Second, and more importantly, I simply don't agree any economy can be so "reorganized" as to prevent wars from breaking out. Because the real flaws lies in our human NATURE, not merely in social, political, or economic organizations.
Btw, that also means I don't think the complex dynamism of a genuine free enterprise economy will INEVITABLY sweep away the Angrezi Raj. Not if the Empire remains able to flexibly adapt to it.
Sean
Sean,
Thank you for the arithmetical correction. I often get simple calculations wrong in my head. I am literate but scarcely numerate!
I agree that our competitive economy cannot be reorganized to prevent wars. Wars are fought in an oil-producing part of the world because of the economic importance of oil, not IMO because of the sinfulness of the inhabitants of the countries involved.
But an Empire that could be flexible and adaptable enough to incorporate any industrial/technological change and all consequent social transformations? An interesting idea.
Paul.
Hi, Paul!
Thanks for taking my petty nit picking about dates so nicely!
But, as regards oil at least, we are in no immediate danger of running out of it. New technology, such as hydro fracking, has opened up vast new oil reseves in North America alone. That alone, if the fools who are our current leaders in Washington, DC, would give the US a good deal more room for maneuvering, IF they would use it.
And, even more importantly, my belief is that the kind of "co operative" economy you advocate is possible only in a free enterprise economy. And that would be true whatever the form of the state might be. Any other kind of "economic reorganization" inevitably becomes state socialism if it is coercively imposed by the state. And I think you have admitted that has not worked at all well.
All merely human insitutions are flawed and doomed to fall in time. But I see no reason why the Angrezi Raj and France-Outre-Mer could not last for centuries to come as long as they remain as flexible and adaptable as we see them in THE PESHAWAR LANCERS.

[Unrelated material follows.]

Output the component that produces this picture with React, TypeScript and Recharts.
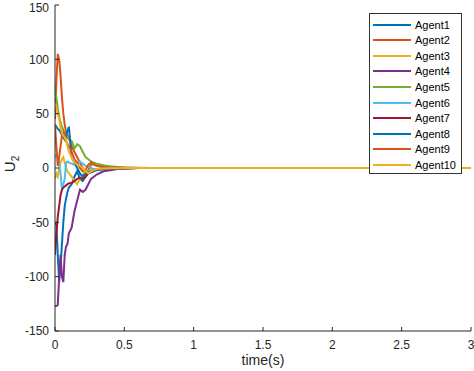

Or even the Terran Empire, in Poul Anderson's Technic History, despite Dominic Flandry's anxieties and forebodings!
Sean
Sean,
I think we can and should try to overcome those motivations that are called "sinful" in some religious traditions. In some respects, we have come a long way in a short time with, e.g., the rule of law replacing the rule of men (at least in theory) and trial by jury replacing an obligation of vengeance! If the Raj lasted long enough, then I think there would come a time when socially accessible technology and universal education would make class and caste distinctions redundant so that a King-Emperor, if the title still existed, would be such in name only. Adaptability eventually means changing into something completely different.
Paul.
Hi, Paul!
As a Catholic I believe that, ultimately, the badness I see in myself and all mankind can be overcome only by cooperating with the grace of God.
I would certainly hope the Angrezi Raj would last enough for the wealth and new tecnology created by a free enterprise economy to spread as widely as possible. That alone would go a long way towards softening class and caste disctinctions. As for the politics, you already know my basic view, putting chains on the power of the state, whatever its form may be, is more important than that form. Whether republic or monarchy, I prefer, IOW, a consitutional regime where both the Executive and the legislature have limited powers.
Sean
For some hope of long lasting peace see
https://en.wikipedia.org/wiki/Democratic_peace_theory
and a book on the idea
https://en.wikipedia.org/wiki/Never_at_War
To reduce or eliminate the issue of wars over resources I think we need to build nuclear power, especially reactors running a breeder cycle, U238 to Pu239, Th232 to U233, or both.
For technical details on one such reactor see
http://www.thesciencecouncil.com/pdfs/PlentifulEnergy.pdf
For a briefer discussion of that reactor plus discussion of two other technologies which might help to provide prosperity without environmental damage
https://www.thesciencecouncil.com/index.php/more-info/books/prescription-for-the-planet-by-tom-blees
Fusion or solar power satellites might also be able to provide the plentiful energy needed for a prosperous future, but fission is much closer to fully developed.
Kaor, Jim!
We agree, at least, on the desirability and practicality of nuclear energy, fusion or fission.
And I have also argued for a REAL solar power system, one based in space, collected by satellites and transmitted down to Earth.
Unfortunately, bungling idiots, like "Josip" and his puppet masters, are opposed to that kind of outside the box thinking!